Professor Roland Winston and other UC Merced personnel will use the BRO gift to support their research and teaching in the field of non-imaging optics, a discipline that underlies some of the most useful new designs in solar energy, among other applications.
"BRO is one of the industry leaders that is enabling companies to envision, design and test complex optical systems," Winston said. "Dr. Robert P. Breault, the president and founder of the company, is an early adopter of non-imaging optics. His vision and leadership has been an inspiration to the industry.
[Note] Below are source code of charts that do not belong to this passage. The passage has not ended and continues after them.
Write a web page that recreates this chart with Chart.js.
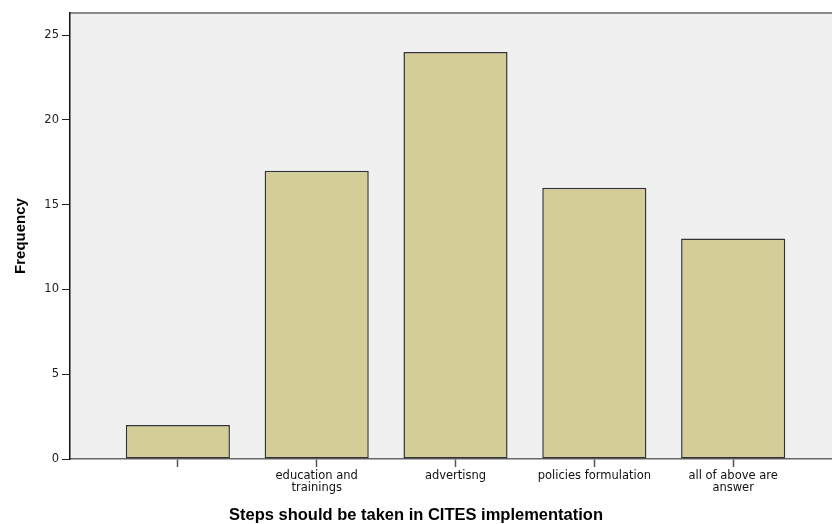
<!DOCTYPE html>
<html>
<head>
<meta charset="utf-8">
<script src="https://cdn.jsdelivr.net/npm/chart.js@4"></script>
<style>
html,body{margin:0;padding:0;background:#fff;}
#wrap{width:832px;height:524px;}
</style>
</head>
<body>
<div id="wrap"><canvas id="c" width="832" height="524"></canvas></div>
<script>
const categories = ['', 'education and trainings', 'advertisng', 'policies formulation', 'all of above are answer'];
const tickLines = [[''], ['education and', 'trainings'], ['advertisng'], ['policies formulation'], ['all of above are', 'answer']];
const frequency = [2, 17, 24, 16, 13];
const yTicks = [0, 5, 10, 15, 20, 25];
const xTitle = 'Steps should be taken in CITES implementation';
const yTitle = 'Frequency';

const bgPlugin = {
  id: 'bg',
  beforeDraw(chart) {
    const {ctx, chartArea: a} = chart;
    ctx.save();
    ctx.fillStyle = '#f0f0f0';
    ctx.fillRect(a.left, a.top, a.right - a.left, a.bottom - a.top);
    ctx.strokeStyle = '#8a8a8a';
    ctx.lineWidth = 2;
    ctx.beginPath();
    ctx.moveTo(a.left, a.top);
    ctx.lineTo(a.right, a.top);
    ctx.stroke();
    ctx.restore();
  },
  afterDraw(chart) {
    const ctx = chart.ctx;
    ctx.save();
    ctx.fillStyle = '#000';
    ctx.font = 'bold 16.5px "Liberation Sans", Arial, sans-serif';
    ctx.textAlign = 'center';
    ctx.textBaseline = 'alphabetic';
    ctx.fillText(xTitle, chart.width / 2, 520);
    ctx.restore();
  }
};

new Chart(document.getElementById('c'), {
  type: 'bar',
  data: {
    datasets: [{
      data: frequency.map((v, i) => ({x: i, y: v})),
      backgroundColor: '#d3ce97',
      borderColor: '#333333',
      borderWidth: 1.5,
      borderSkipped: false,
      categoryPercentage: 1,
      barPercentage: 0.75
    }]
  },
  plugins: [bgPlugin],
  options: {
    responsive: false,
    animation: false,
    layout: {padding: {top: 13, right: 0, left: 0, bottom: 0}},
    plugins: {
      legend: {display: false},
      tooltip: {enabled: false}
    },
    scales: {
      x: {
        type: 'linear',
        offset: false,
        min: -0.777,
        max: 4.712,
        afterBuildTicks(scale) { scale.ticks = categories.map((c, i) => ({value: i})); },
        afterFit(scale) { scale.height = 65; },
        ticks: {
          autoSkip: false,
          maxRotation: 0,
          padding: 3,
          color: '#111',
          font: {family: 'DejaVu Sans, Verdana, sans-serif', size: 11.5, lineHeight: 1.05},
          callback: (v) => tickLines[v] || ''
        },
        grid: {drawOnChartArea: false, offset: false, tickLength: 8, color: '#555', tickWidth: 1.5},
        border: {color: '#666', width: 1.5}
      },
      y: {
        min: 0,
        max: 26.3,
        afterBuildTicks(scale) { scale.ticks = yTicks.map(v => ({value: v})); },
        afterFit(scale) { scale.width = 70; },
        ticks: {
          padding: 3,
          color: '#222',
          font: {family: 'DejaVu Sans, Verdana, sans-serif', size: 11.5}
        },
        grid: {drawOnChartArea: false, tickLength: 8, color: '#222', tickWidth: 1},
        border: {color: '#111', width: 1.5},
        title: {
          display: true,
          text: yTitle,
          color: '#000',
          font: {family: 'Liberation Sans, Arial, sans-serif', size: 15, weight: 'bold'},
          padding: {top: 12, bottom: 0}
        }
      }
    }
  }
});
</script>
</body>
</html>
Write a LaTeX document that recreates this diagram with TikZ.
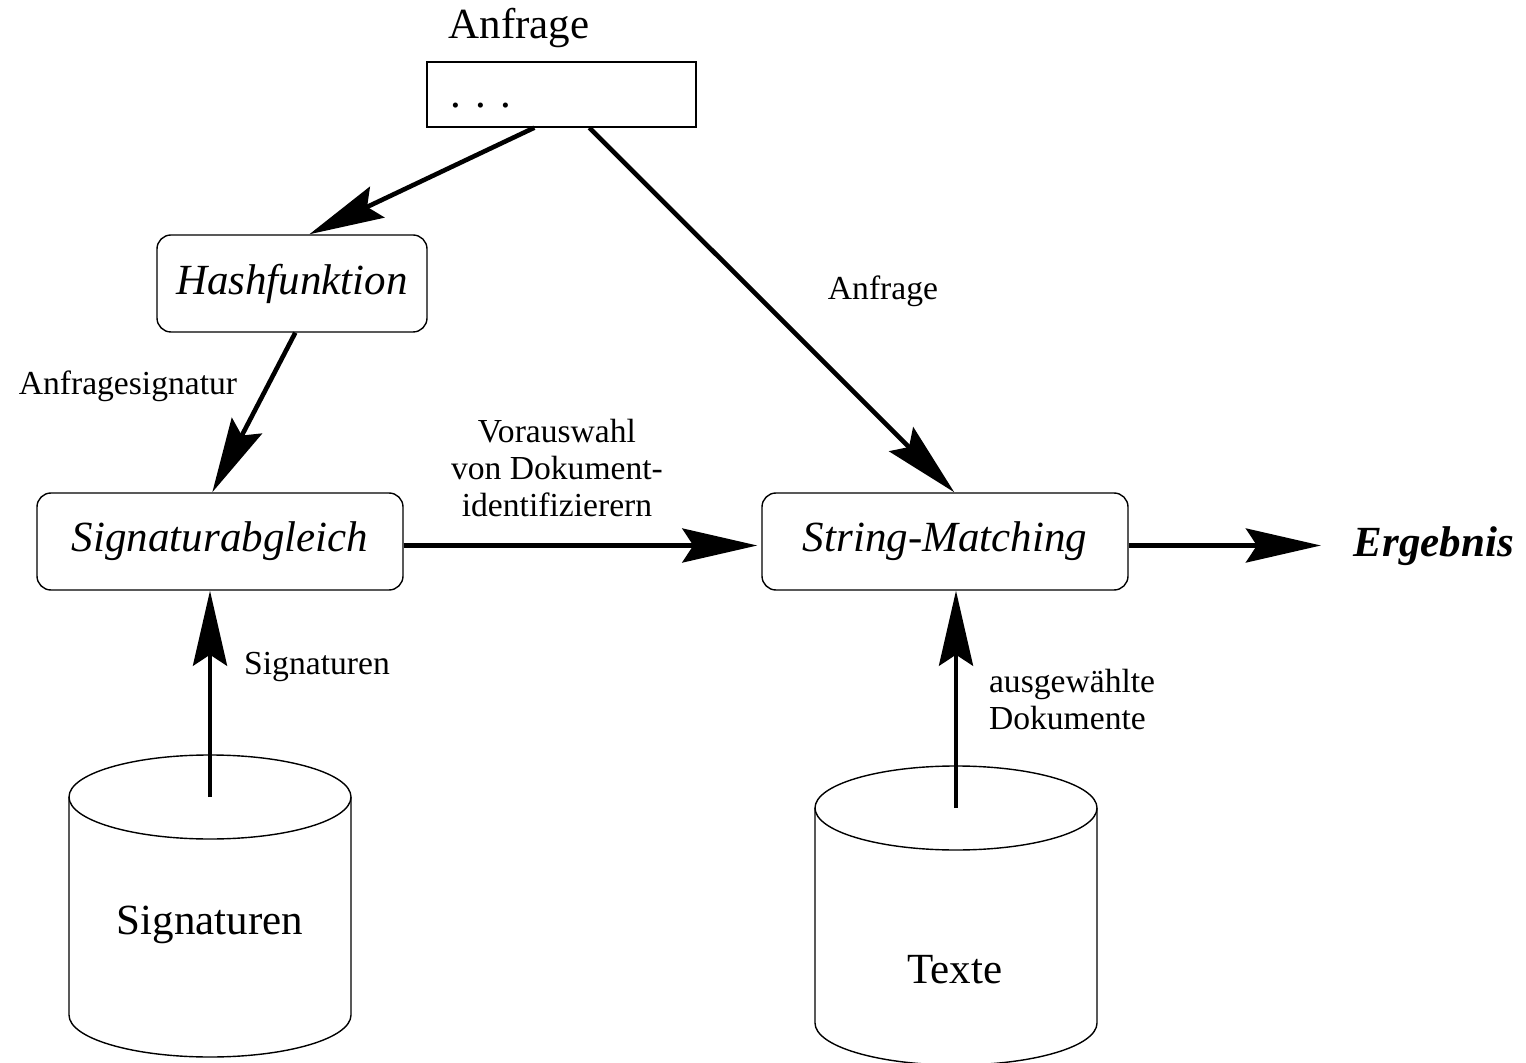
\documentclass[tikz,border=0pt]{standalone}
\usepackage{fontspec}
\setmainfont{Liberation Serif}
\usetikzlibrary{arrows.meta}
\begin{document}
\begin{tikzpicture}[x=0.5pt,y=-0.5pt,
  big/.style={font=\fontsize{21.5}{24}\selectfont},
  small/.style={font=\fontsize{16.8}{18.5}\selectfont},
  procbox/.style={draw,line width=0.7pt,rounded corners=7pt,minimum height=48.5pt,inner sep=0pt,font=\fontsize{21.5}{24}\selectfont\itshape},
  flow/.style={line width=2.3pt,-{Stealth[length=37.5pt,width=17pt,inset=5.5pt]}},
  cyl/.style={line width=0.7pt}]
\useasboundingbox (0,0) rectangle (1526,1063);

% query
\node[big] (qtitle) at (519,28) {Anfrage};
\node[draw,line width=0.7pt,minimum width=134.5pt,minimum height=32.5pt,inner sep=0pt] (qbox) at (561.5,94.5) {};
\node[big,anchor=west,inner sep=0pt] (qdots) at (450,106) {. . .};

% process boxes
\node[procbox,minimum width=135pt] (hash) at (292,283.5) {Hashfunktion};
\node[procbox,minimum width=183pt] (sig) at (220,541.5) {Signaturabgleich};
\node[procbox,minimum width=183pt] (sm) at (945,541.5) {String-Matching};
\node[big,font=\fontsize{21.5}{24}\selectfont\bfseries\itshape] (erg) at (1434,546) {Ergebnis};

% cylinders
\draw[cyl] (210,797) ellipse [x radius=141, y radius=42];
\draw[cyl] (69,797) -- (69,1015) arc[start angle=180,end angle=0,x radius=141,y radius=42] -- (351,797);
\coordinate (sigdb) at (210,797);
\node[big] (sigdbl) at (210,925) {Signaturen};

\draw[cyl] (956,808) ellipse [x radius=141, y radius=42];
\draw[cyl] (815,808) -- (815,1023) arc[start angle=180,end angle=0,x radius=141,y radius=42] -- (1097,808);
\coordinate (txtdb) at (956,808);
\node[big] (txtdbl) at (955,970) {Texte};

% connectors
\draw[flow] ([xshift=54pt]qbox.south west) -- ([xshift=76.5pt]hash.north west);
\draw[flow] ([xshift=81.5pt]qbox.south west) -- ([xshift=96.5pt]sm.north west);
\draw[flow] ([xshift=69.5pt]hash.south west) -- ([xshift=88pt]sig.north west);
\draw[flow] ([yshift=-2pt]sig.east) -- ([xshift=-2pt,yshift=-2pt]sm.west);
\draw[flow] ([yshift=-2pt]sm.east) -- ([xshift=-13pt,yshift=-2pt]erg.west |- sm.east);
\draw[flow] (sigdb) -- (sigdb |- sig.south);
\draw[flow] (txtdb) -- (txtdb |- sm.south);

% labels
\node[small] (l1) at (883,291) {Anfrage};
\node[small] (l2) at (128,386) {Anfragesignatur};
\node[small,align=center] (l3) at (557,468) {Vorauswahl\\von Dokument-\\identifizierern};
\node[small] (l4) at (317,667) {Signaturen};
\node[small,align=left,anchor=west] (l5) at (982,700) {ausgewählte\\Dokumente};
\end{tikzpicture}
\end{document}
The company's gift will enable us both to continue pressing forward in non-imaging optics research and to prepare our students to work on industrial applications of non-imaging optics."
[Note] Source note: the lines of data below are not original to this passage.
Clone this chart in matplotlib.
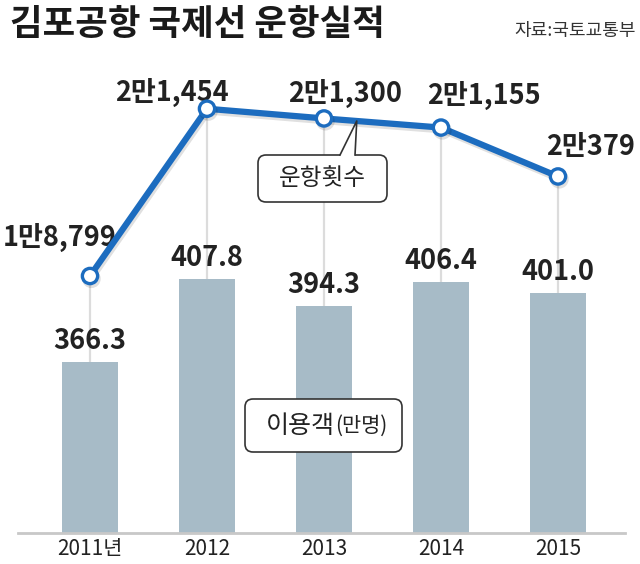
import matplotlib
matplotlib.use("Agg")
import matplotlib.pyplot as plt
import matplotlib.patheffects as pe
from matplotlib.patches import FancyBboxPatch, Polygon
from matplotlib.lines import Line2D
from matplotlib.transforms import IdentityTransform

plt.rcParams['font.family'] = ['Noto Sans CJK KR', 'DejaVu Sans']

# ------------- Data ---------------
years = ['2011년', '2012', '2013', '2014', '2015']
passengers = [366.3, 407.8, 394.3, 406.4, 401.0]      # 이용객 (만명)
flights = [18799, 21454, 21300, 21155, 20379]         # 운항횟수
flight_labels = ['1만8,799', '2만1,454', '2만1,300', '2만1,155', '2만379']
label_offsets = [(-30, 39), (-35, 16), (21, 25), (43, 32), (33, 29)]

BAR_COLOR = '#a7bbc7'
LINE_COLOR = '#1c6cbf'
W, H = 640, 564

fig = plt.figure(figsize=(W / 100, H / 100), dpi=100)


def px(x, y):
	# image pixel (top-left origin) -> display coords
	return x, H - y


# line axes (below) and bar axes (above), baseline at y=533 px
base_y = 533
pos = [0, (H - base_y) / H, 1, base_y / H]
ax2 = fig.add_axes(pos)
ax = fig.add_axes(pos, sharex=ax2)
ax2.set_zorder(1)
ax.set_zorder(2)
x = list(range(len(years)))
ax.set_xlim(-90 / 117, (W - 90) / 117)

ax.set_ylim(280.8, 280.8 + base_y / 2)
ax.patch.set_visible(False)
ax.bar(x, passengers, width=0.48, color=BAR_COLOR, zorder=2)
for i, v in enumerate(passengers):
	ax.annotate(f'{v:.1f}', (i, v), xytext=(0, 21), textcoords='offset pixels',
		ha='center', va='center', fontsize=19.5, fontweight='bold', color='#222222')
ax.axis('off')

ax2.set_ylim(18799 - (base_y - 276) / 0.063, 18799 + 276 / 0.063)
ax2.axis('off')
ax2.vlines(x, ax2.get_ylim()[0], flights, color='#dcdcdc', lw=1.6, zorder=1)
ax2.plot(x, flights, color=LINE_COLOR, lw=4.5, marker='o', ms=11,
	mfc='white', mec=LINE_COLOR, mew=2.4, zorder=5,
	path_effects=[pe.SimpleLineShadow(offset=(1, -2), alpha=0.12), pe.Normal()])
for i, (v, lab) in enumerate(zip(flights, flight_labels)):
	ax2.annotate(lab, (i, v), xytext=label_offsets[i], textcoords='offset pixels',
		ha='center', va='center', fontsize=19.5, fontweight='bold', color='#222222')

# baseline
fig.add_artist(Line2D([18, 625], [H - base_y, H - base_y],
	transform=IdentityTransform(), color='#c8c8c8', lw=2, zorder=3))

# year labels
for i, yr in enumerate(years):
	ax.annotate(yr, (i, ax.get_ylim()[0]), xytext=(0, -16), textcoords='offset pixels',
		ha='center', va='center', fontsize=15, color='#222222', annotation_clip=False)

# title and source
fig.text(10 / W, 1 - 25 / H, '김포공항 국제선 운항실적', fontsize=25.5, fontweight='bold',
	ha='left', va='center', color='#1a1a1a')
fig.text(636 / W, 1 - 31 / H, '자료:국토교통부', fontsize=13, ha='right', va='center',
	color='#333333')

# callout box 운항횟수
tip_x = 2.28
tip_y = flights[2] + (flights[3] - flights[2]) * 0.28
tip = ax2.transData.transform((tip_x, tip_y))
box1 = FancyBboxPatch(px(258, 202), 129, 47, boxstyle='round,pad=0,rounding_size=8',
	transform=IdentityTransform(), fc='white', ec='#333333', lw=1.2, zorder=6)
fig.add_artist(box1)
fig.add_artist(Polygon([px(340, 156), (tip[0], tip[1]), px(355, 156)], closed=True,
	transform=IdentityTransform(), fc='white', ec='none', zorder=7))
fig.add_artist(Line2D([px(340, 155)[0], tip[0], px(355, 155)[0]],
	[px(340, 155)[1], tip[1], px(355, 155)[1]],
	transform=IdentityTransform(), color='#333333', lw=1.2, zorder=8))
fig.text(322 / W, 1 - 179 / H, '운항횟수', fontsize=17, ha='center', va='center',
	color='#222222', zorder=9)

# box 이용객(만명)
box2 = FancyBboxPatch(px(245, 452), 157, 53, boxstyle='round,pad=0,rounding_size=8',
	transform=IdentityTransform(), fc='white', ec='#333333', lw=1.2, zorder=6)
fig.add_artist(box2)
fig.text(335 / W, 1 - 426 / H, '이용객', fontsize=18, ha='right', va='center',
	color='#222222', zorder=9)
fig.text(335 / W, 1 - 426 / H, '(만명)', fontsize=15, ha='left', va='center',
	color='#222222', zorder=9)

fig.savefig('out.png', dpi=100)
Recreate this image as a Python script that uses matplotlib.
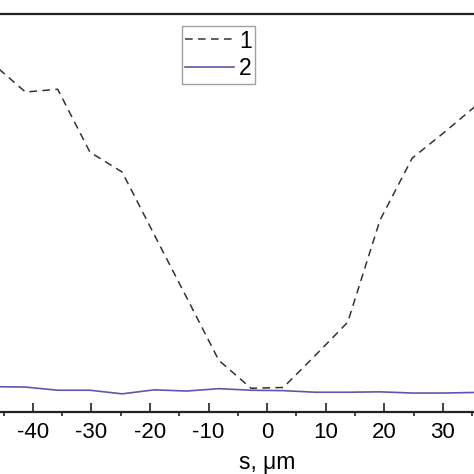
import numpy as np
import matplotlib
matplotlib.use("Agg")
import matplotlib.pyplot as plt

plt.rcParams['font.family'] = ['Liberation Sans', 'DejaVu Sans']
plt.rcParams['axes.unicode_minus'] = False

# positions along the scan, um
s = [-46.75, -41.25, -35.75, -30.25, -24.75, -19.25, -13.75, -8.25,
     -2.75, 2.75, 8.25, 13.75, 19.25, 24.75, 30.25, 35.75]
# curve 1 (dashed)
y1 = [0.874, 0.804, 0.811, 0.653, 0.603, 0.445, 0.288, 0.130,
      0.060, 0.062, 0.143, 0.226, 0.482, 0.638, 0.703, 0.771]
# curve 2 (blue)
y2 = [0.064, 0.063, 0.055, 0.055, 0.046, 0.056, 0.053, 0.059,
      0.055, 0.054, 0.050, 0.050, 0.051, 0.048, 0.048, 0.0495]

fig = plt.figure(figsize=(4.74, 4.74), dpi=100)
ax = fig.add_axes([0.0, 0.1305, 1.0, 0.84])

ax.plot(s, y1, color='#333333', lw=1.1, dashes=(5, 3.5), label='1')
ax.plot(s, y2, color='#5a5aa8', lw=1.2, label='2')

ax.set_xlim(-45.6, 35.3)
ax.set_ylim(0, 1)

ax.spines['left'].set_visible(False)
ax.spines['right'].set_visible(False)
for side in ['top', 'bottom']:
    ax.spines[side].set_linewidth(1.6)
    ax.spines[side].set_color('#222222')

ax.set_xticks(np.arange(-40, 40, 10))
ax.set_xticks(np.arange(-45, 40, 10), minor=True)
ax.set_yticks([])
ax.tick_params(axis='x', which='major', direction='in', length=6.3, width=1.2,
               labelsize=16, pad=7, color='#222222')
ax.tick_params(axis='x', which='minor', direction='out', length=3, width=1.2,
               color='#222222')

ax.set_xlabel('s, \u03bcm', fontsize=16.5, labelpad=6)
ax.xaxis.label.set_x(0.5636)

leg = ax.legend(loc='upper left', bbox_to_anchor=(0.384, 0.945),
                bbox_transform=fig.transFigure, fontsize=16.5,
                frameon=True, fancybox=False, edgecolor='#888888',
                handlelength=2.1, handletextpad=0.25, borderpad=0.15,
                labelspacing=0.2, borderaxespad=0)
leg.get_frame().set_linewidth(1.0)

fig.savefig('out.png', dpi=100)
Jeff Wright, dean of the School of Engineering and director of the Energy Center at UC Merced, agreed. "Roland Winston's research group is at the forefront of nonimaging optics and advanced solar concentration analysis," he said. "With the tools provided by BRO's generous gifts, they will continue their research leadership in this increasingly important field and proceed to design additional useful applications to benefit our communities. Most important, they are educating top students at UC Merced to accomplish even more in decades to come."
BRO's Advanced Systems Analysis Program software, widely known in the optical engineering industry, is a high-level modeling program for physical optics, imaging, and illumination systems. It helps engineers to design solar collectors, medical optics devices, optical environmental sensors, and more, and then test their designs in computer simulations and analyze the results of their tests. Its highly specialized and advanced functions make it a useful tool for advanced engineering education in optics.
"The optics industry needs outstanding research of the quality we see from Roland Winston. We also need prepared workers to implement that research into useful solutions," said BRO CEO Kathleen Perkins. "We're pleased to open the opportunity for UC Merced students to become familiar with the tools they will likely use throughout their engineering careers."
BRO has also provided on-site training for users of the software at UC Merced. One of the company's top optical engineers, Jon Herlocker, Ph.D. visited Merced in early May to train Winston and other users. The training aspect of the gift will allow students and faculty members here to get up and running with the software in the university's first official year of operation, beginning in Fall 2005.